I had some trouble, towards the end, discerning what I was supposed to take away from the show, but I appreciated my confusion and the inherent ambiguity in this play’s conclusion- whether intentional or not. I thoroughly enjoyed wrapping my head around the creative story-telling in Beyond the Light and look forward to seeing where it goes from here in production and revision.

Emotionally exhausted, I settled in for Sarah Kane’s Crave, a piece that I had not read since college but had stuck with me. Crave is a cult classic among the British “In Yer Face” movement aficionados, and for good reason. The play is a stirring tale of some of the more taboo subject matter that most playwrights and theatre companies won’t touch. Rape, mental illness, depression, suicide, and unrequited love are all present in this short, but dynamic work. Melanie Garber does an extraordinary job directing this difficult piece. Given no stage directions in the script and very little indication about who lines are directed to among the four characters, Garber creates a world of mayhem and confusion with purpose and style. Particularly impressive is how she helps actors develop personalities from their “lettered” characters. I’m a sucker for one of the key motifs Garber choses to emphasize: “What happens to us if we are so consumed with our past that we cannot experience our present?” (taken from her director’s note). Her actors personify this theme with excellent success.

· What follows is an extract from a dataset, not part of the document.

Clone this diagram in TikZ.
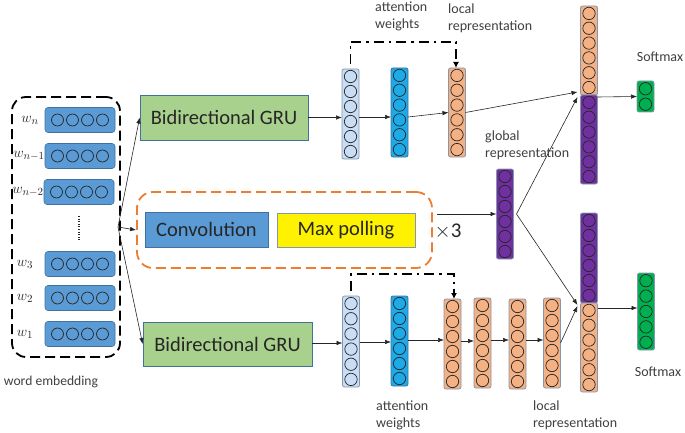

At the center, is C (played with superb depth and empathy by Abigail Matzeder). This is C’s story, and Matzeder commands attention onstage with her strong presence and purposeful delivery. What I liked most about Garber’s Crave, however, is that all of the characters are strong and confident enough to make the story about them. B (played with purpose and swagger by Michael Underhill), is exceptionally effective in letting the audience understand and empathize with him, despite some of his more morally reprehensible decisions. Underhill’s ability to move moment-to-moment through this difficult script is impressive and captivating, and his scenes with Matzeder  are sharp and moving. I appreciated Meredith Saran, who played M, and her commitment to the character, though I found her portrayal a little stilted and one-dimensional; though I couldn’t tell if that was the role, the actor (or director)’s choice, or the actor’s limitations. I think my annoyance came from thinking that she was a particularly strong actor who seemed stuck in one or two “tactics.” Terrance P. Haddad appears to have a similar issue, though he benefits from very strong scenes with Matzeder- they have quite good chemistry, which brings out the best in him, though I found his monologues lackluster.

Crave is an emotional roller-coaster for the actors and audience, and the small cast, led by Garber, does a fantastic job of taking the audience through the maze of Kane’s text. The story is non-linear and makes little sense, but provides extraordinary moments for the actors and audience to connect while emphasizing some risqué themes and ideas.

Both Beyond the Light and Crave are highly enjoyable, though not for everyone’s tastes (I had to emotionally prepare myself for the depressing and shocking evening of theatre). The actors in both productions ranged from good to outstanding, Making Heart & Dagger’s current double bill a success.